5. Il résulte de ce qui précède, et sans qu'il soit besoin d'examiner les autres moyens de la requête, ni qu'il y ait lieu de saisir le conseil d'Etat d'une demande d'avis sur le fondement de l'article L. 113-1 du code de justice administrative ou de surseoir à statuer dans l'attente des résultats du pourvoi en cassation contre l'arrêt de la cour administrative d'appel de Bordeaux du 9 juin 2022 annulant le jugement du 9 décembre 2021, que Mme A... est fondée à soutenir que c'est à tort que, par le jugement attaqué, le tribunal administratif de Limoges a rejeté sa demande.
6. Dans les circonstances de l'espèce, il y a lieu de mettre à la charge de l'État une somme de 1 200 euros au bénéfice de Me Pion au titre des dispositions combinées des articles L. 761-1 du code de justice administrative et 37 de la loi du 10 juillet 1991 relative à l'aide juridique.
DECIDE :
Article 1er : Le jugement du tribunal administratif de Limoges n° 2201038 du 20 octobre 2022 et l'arrêté du 30 mars 2022 de la préfète de la Creuse sont annulés.

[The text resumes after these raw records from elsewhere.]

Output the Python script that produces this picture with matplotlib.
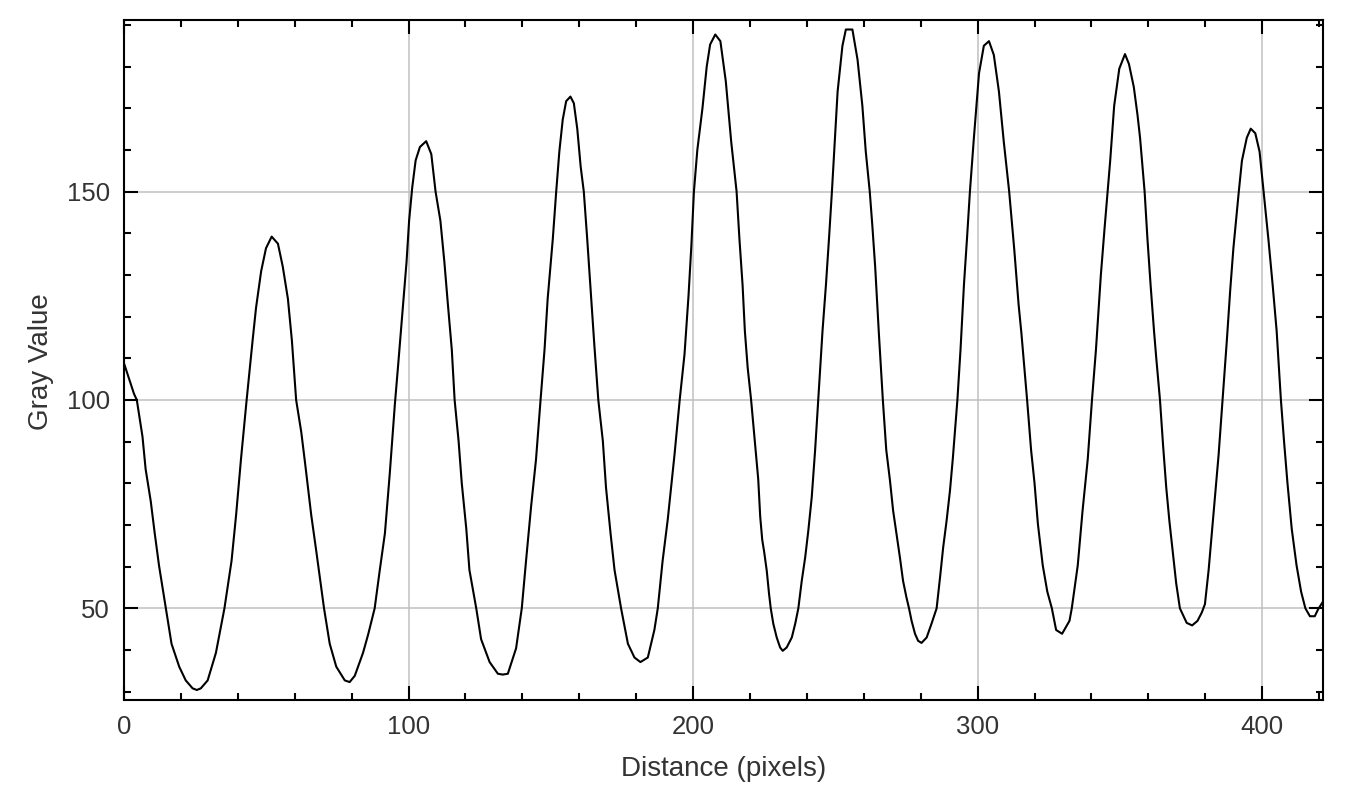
import matplotlib
matplotlib.use("Agg")
import matplotlib.pyplot as plt
from matplotlib.ticker import MultipleLocator

# Distance (pixels) and Gray Value
distance = [
    0.0, 3.5, 4.5, 6.5, 7.6, 9.4, 10.8, 12.3, 14.7, 16.7, 19.4, 21.7, 24.1, 25.6, 27.0,
    29.4, 32.3, 35.3, 37.8, 39.4, 41.1, 43.1, 45.2, 46.4, 48.2, 49.9, 51.9, 54.1,
    55.8, 57.6, 59.0, 60.5, 62.3, 63.7, 65.8, 67.6, 70.3, 72.3, 74.6, 77.6, 79.3,
    81.1, 84.0, 85.8, 88.1, 89.9, 91.7, 93.4, 95.2, 96.4, 98.1, 99.3, 100.2, 101.3,
    102.5, 104.0, 106.2, 108.0, 109.5, 111.2, 112.6, 113.8, 115.2, 116.2, 117.6,
    118.7, 120.3, 121.4, 123.8, 125.5, 128.5, 131.4, 133.1, 134.9, 137.8, 139.8,
    141.3, 143.1, 144.8, 146.4, 147.8, 148.9, 150.7, 151.9, 153.0, 154.2, 155.4,
    156.9, 158.1, 159.3, 160.5, 161.6, 162.8, 164.2, 165.3, 166.7, 168.3, 169.4,
    171.0, 172.4, 174.7, 177.1, 179.4, 181.5, 184.1, 186.4, 187.6, 189.3, 191.1,
    193.5, 195.3, 197.0, 198.4, 199.4, 200.3, 201.5, 203.3, 204.8, 206.0, 207.8,
    209.6, 211.5, 213.4, 215.3, 216.3, 217.4, 218.2, 219.2, 220.4, 221.7, 222.9,
    223.6, 224.3, 225.0, 225.9, 226.7, 227.3, 228.2, 229.4, 230.6, 231.5, 232.9,
    234.7, 235.9, 237.0, 238.2, 239.4, 240.5, 241.7, 242.9, 244.0, 245.5, 246.7,
    247.8, 248.8, 249.6, 250.8, 252.5, 253.7, 256.0, 257.8, 259.5, 260.7, 262.1,
    263.0, 264.0, 265.3, 266.7, 267.9, 269.2, 270.3, 271.5, 272.7, 273.8, 275.0,
    275.9, 276.8, 278.0, 279.1, 280.3, 282.1, 283.8, 285.6, 286.8, 287.9, 289.1,
    290.3, 291.3, 292.9, 294.0, 295.2, 296.3, 297.3, 298.7, 300.5, 302.2, 304.0,
    305.7, 307.5, 309.2, 311.1, 312.9, 314.4, 315.4, 317.4, 318.8, 320.0, 321.2,
    322.9, 324.5, 326.1, 327.6, 329.7, 332.3, 333.1, 335.2, 336.9, 338.7, 340.2,
    341.6, 343.3, 344.6, 345.7, 346.6, 348.0, 349.8, 351.8, 353.2, 354.9, 356.2,
    357.1, 358.7, 359.7, 360.8, 362.0, 362.8, 364.1, 365.2, 366.3, 367.4, 368.6,
    369.8, 371.1, 373.5, 375.4, 377.3, 378.8, 379.9, 381.2, 383.0, 384.7, 386.1,
    387.6, 388.8, 389.9, 391.8, 392.9, 394.6, 396.0, 397.6, 399.1, 400.5, 402.2,
    403.7, 405.1, 406.6, 407.7, 408.9, 410.4, 412.1, 413.7, 415.2, 416.8, 418.5,
    419.7, 421.2,
]
gray_value = [
    108.8, 101.5, 100.0, 91.2, 83.4, 75.7, 68.0, 60.3, 50.0, 41.5, 36.0, 32.7, 30.8, 30.4, 30.8,
    32.7, 39.3, 50.0, 61.4, 72.4, 85.7, 100.0, 114.3, 122.1, 130.9, 136.4, 139.2, 137.5,
    132.0, 124.3, 114.3, 100.0, 92.3, 84.5, 72.4, 63.6, 50.0, 41.5, 36.0, 32.7, 32.3,
    33.8, 39.3, 43.7, 50.0, 59.2, 68.0, 82.3, 99.0, 108.8, 123.2, 133.1, 143.0, 151.0,
    157.5, 160.7, 162.1, 159.0, 150.0, 143.0, 133.1, 123.2, 112.1, 100.0, 90.1,
    80.1, 69.1, 59.2, 50.0, 42.6, 37.1, 34.3, 34.1, 34.3, 40.4, 50.0,
    61.4, 74.6, 85.7, 100.0, 112.1, 124.3, 138.6, 150.0, 159.6, 167.3, 171.7,
    172.8, 171.2, 165.1, 156.0, 150.0, 138.6, 124.3, 113.2, 100.0, 90.1, 79.0,
    68.0, 59.2, 50.0, 41.5, 38.2, 37.1, 38.2, 44.8, 50.0, 61.4, 71.3,
    87.0, 100.0, 111.0, 125.0, 137.0, 150.0, 160.0, 170.0, 180.0, 185.3, 187.7,
    186.1, 176.5, 162.0, 150.0, 138.6, 127.6, 116.6, 107.7, 100.0, 90.0, 81.0,
    72.0, 66.5, 63.5, 59.0, 53.5, 50.0, 46.3, 43.0, 40.6, 39.8, 40.6,
    43.0, 46.3, 50.0, 56.6, 62.2, 68.6, 76.6, 88.0, 100.0, 116.6, 127.6,
    139.0, 150.0, 159.6, 174.0, 185.0, 188.9, 188.9, 181.7, 170.6, 159.6, 150.0,
    141.9, 132.0, 116.0, 100.0, 88.0, 80.7, 73.5, 67.9, 62.2, 56.6, 52.6,
    50.0, 47.0, 43.9, 42.2, 41.7, 43.0, 46.3, 50.0, 57.4, 64.6, 71.0,
    78.3, 86.0, 100.0, 112.1, 127.6, 139.0, 150.0, 162.9, 178.4, 185.0, 186.1,
    182.8, 174.0, 162.0, 150.0, 136.0, 123.0, 116.0, 100.0, 88.0, 80.1, 70.2,
    60.3, 54.0, 50.0, 44.8, 43.9, 47.0, 50.0, 60.3, 73.5, 85.7, 100.0,
    112.1, 129.8, 141.0, 150.0, 157.4, 170.6, 179.5, 183.0, 180.6, 175.1, 168.4,
    162.9, 150.0, 138.6, 127.6, 116.6, 110.0, 100.0, 89.0, 79.0, 71.0, 63.6,
    56.0, 50.0, 46.5, 45.9, 47.0, 49.0, 51.0, 59.2, 73.5, 86.8, 100.0,
    114.3, 126.5, 136.4, 150.0, 157.4, 162.9, 165.1, 164.0, 159.6, 150.0, 138.6,
    127.6, 116.6, 100.0, 90.1, 80.1, 69.1, 60.3, 54.0, 50.0, 48.1, 48.1,
    49.8, 51.4,
]

x_major = [0, 100, 200, 300, 400]
y_major = [50, 100, 150]

W, H = 1356, 789
fig = plt.figure(figsize=(W / 100, H / 100), dpi=100)
left, right, top, bottom = 124, 1323.3, 19.5, 700
ax = fig.add_axes([left / W, 1 - bottom / H, (right - left) / W, (bottom - top) / H])

ax.plot(distance, gray_value, color="black", linewidth=1.5, solid_joinstyle="round")

ax.set_xlim(0, 421.5)
ax.set_ylim(28.0, 191.3)

ax.set_xticks(x_major)
ax.set_yticks(y_major)
ax.xaxis.set_minor_locator(MultipleLocator(20))
ax.yaxis.set_minor_locator(MultipleLocator(10))

ax.grid(True, which="major", color="#c0c0c0", linewidth=1.1)
ax.set_axisbelow(True)

for s in ax.spines.values():
    s.set_linewidth(1.5)
    s.set_color("black")

font = "Liberation Sans"
ax.tick_params(which="both", direction="in", top=True, right=True, width=1.5, colors="black",
               labelcolor="#333333", labelsize=18.5)
ax.tick_params(which="major", length=10)
ax.tick_params(which="minor", length=5)
ax.tick_params(axis="x", which="major", pad=11)
ax.tick_params(axis="y", which="major", pad=10)
for lab in ax.get_xticklabels() + ax.get_yticklabels():
    lab.set_fontfamily(font)

fig.text(723.5 / W, 1 - 776 / H, "Distance (pixels)", ha="center", va="baseline",
         fontsize=20, family=font, color="#333333")
fig.text(48 / W, 1 - 362 / H, "Gray Value", ha="center", va="baseline", rotation=90,
         rotation_mode="anchor", fontsize=20, family=font, color="#333333")

fig.savefig("out.png", dpi=100, facecolor="white")
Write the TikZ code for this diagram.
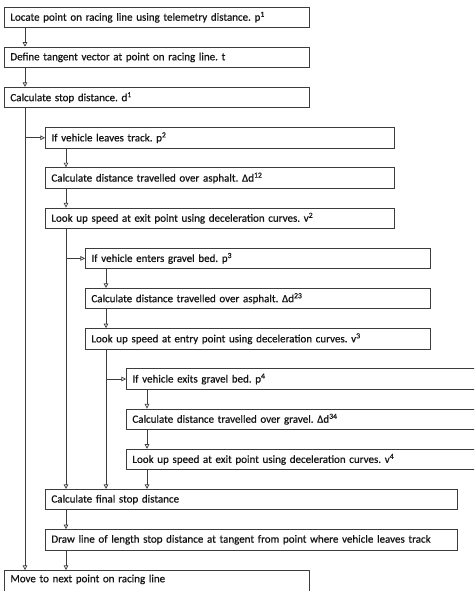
\documentclass[tikz,border=0pt]{standalone}
\usepackage{fontspec}
\setmainfont[FakeBold=0.6]{Carlito}
\usepackage{xcolor}
\usetikzlibrary{arrows.meta}
\tikzset{>={Triangle[open,length=4.6pt,width=4.6pt,line width=0.7pt]}}
\definecolor{linegray}{HTML}{3C3C3C}
\definecolor{textgray}{HTML}{141414}
\frenchspacing

\begin{document}
\begin{tikzpicture}[x=1pt,y=-1pt,font=\fontsize{11}{12}\selectfont,
	stepbox/.style={draw=linegray,line width=0.8pt,anchor=west,minimum height=20.5pt,inner xsep=6pt,align=left,text=textgray},
	wide/.style={stepbox,text width=293pt},
	mid/.style={stepbox,text width=337pt},
	inner/.style={stepbox,text width=333pt},
	cut/.style={stepbox,text width=400pt}]
	\useasboundingbox (0,0) rectangle (474,591);
	\clip (0,0) rectangle (474,591);
	\coordinate (ta) at (25,0);
	\coordinate (tb) at (66,0);
	\coordinate (tc) at (106,0);
	\coordinate (td) at (147,0);
	\node[wide] (b1) at (4,17.2) {Locate point on racing line using telemetry distance. p\textsuperscript{1}};
	\node[wide] (b2) at (4,57.4) {Define tangent vector at point on racing line. t};
	\node[wide] (b3) at (4,97.6) {Calculate stop distance. d\textsuperscript{1}};
	\node[mid] (b4) at (45,137.8) {If vehicle leaves track. p\textsuperscript{2}};
	\node[mid] (b5) at (45,178) {Calculate distance travelled over asphalt. Δd\textsuperscript{12}};
	\node[mid] (b6) at (45,218.2) {Look up speed at exit point using deceleration curves. v\textsuperscript{2}};
	\node[inner] (b7) at (85,258.4) {If vehicle enters gravel bed. p\textsuperscript{3}};
	\node[inner] (b8) at (85,298.6) {Calculate distance travelled over asphalt. Δd\textsuperscript{23}};
	\node[inner] (b9) at (85,338.8) {Look up speed at entry point using deceleration curves. v\textsuperscript{3}};
	\node[cut] (b10) at (126,379) {If vehicle exits gravel bed. p\textsuperscript{4}};
	\node[cut] (b11) at (126,419.2) {Calculate distance travelled over gravel. Δd\textsuperscript{34}};
	\node[cut] (b12) at (126,459.4) {Look up speed at exit point using deceleration curves. v\textsuperscript{4}};
	\node[cut] (b13) at (45,499.6) {Calculate final stop distance};
	\node[cut] (b14) at (45,539.8) {Draw line of length stop distance at tangent from point where vehicle leaves track};
	\node[wide,minimum height=40pt,anchor=north west,text depth=24pt] (b15) at (4,570) {Move to next point on racing line};
	% first column
	\draw[linegray,line width=0.8pt,->] (b1.south -| ta) -- (b2.north -| ta);
	\draw[linegray,line width=0.8pt,->] (b2.south -| ta) -- (b3.north -| ta);
	\draw[linegray,line width=0.8pt,->] (b3.south -| ta) -- (b15.north -| ta);
	\draw[linegray,line width=0.8pt,->] (b4.west -| ta) -- (b4.west);
	% second column
	\draw[linegray,line width=0.8pt,->] (b4.south -| tb) -- (b5.north -| tb);
	\draw[linegray,line width=0.8pt,->] (b5.south -| tb) -- (b6.north -| tb);
	\draw[linegray,line width=0.8pt,->] (b6.south -| tb) -- (b13.north -| tb);
	\draw[linegray,line width=0.8pt,->] (b7.west -| tb) -- (b7.west);
	% third column
	\draw[linegray,line width=0.8pt,->] (b7.south -| tc) -- (b8.north -| tc);
	\draw[linegray,line width=0.8pt,->] (b8.south -| tc) -- (b9.north -| tc);
	\draw[linegray,line width=0.8pt,->] (b9.south -| tc) -- (b13.north -| tc);
	\draw[linegray,line width=0.8pt,->] (b10.west -| tc) -- (b10.west);
	% fourth column
	\draw[linegray,line width=0.8pt,->] (b10.south -| td) -- (b11.north -| td);
	\draw[linegray,line width=0.8pt,->] (b11.south -| td) -- (b12.north -| td);
	\draw[linegray,line width=0.8pt,->] (b12.south -| td) -- (b13.north -| td);
	% closing steps
	\draw[linegray,line width=0.8pt,->] (b13.south -| tb) -- (b14.north -| tb);
	\draw[linegray,line width=0.8pt,->] (b14.south -| tb) -- (b15.north -| tb);
\end{tikzpicture}
\end{document}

Article 2 : L'État versera à Me Pion une somme de 1 200 euros au titre des articles L. 761-1 du code de justice administrative et 37 de la loi du 10 juillet 1991.
Article 3 : Le présent arrêt sera notifié à Mme C... A..., au ministre de l'intérieur et des outre-mer et à Me Pion.
Copie en sera adressée à la préfète de la Creuse.
Délibéré après l'audience du 17 mai 2023 à laquelle siégeaient :
Mme Christelle Brouard-Lucas, présidente
Mme Birsen Sarac-Deleigne, première conseillère,
Mme Charlotte Isoard, première conseillère.
Rendu public par mise à disposition au greffe, le 8 juin 2023.
La rapporteure,
Christelle Brouard-LucasL'assesseure la plus ancienne,
Birsen Sarac-Deleigne
La greffière,
Marion Azam Marche
La République mande et ordonne au ministre de l'intérieur et des outre-mer en ce qui le concerne ou à tous commissaires de justice à ce requis en ce qui concerne les voies de droit commun contre les parties privées, de pourvoir à l'exécution du présent arrêt.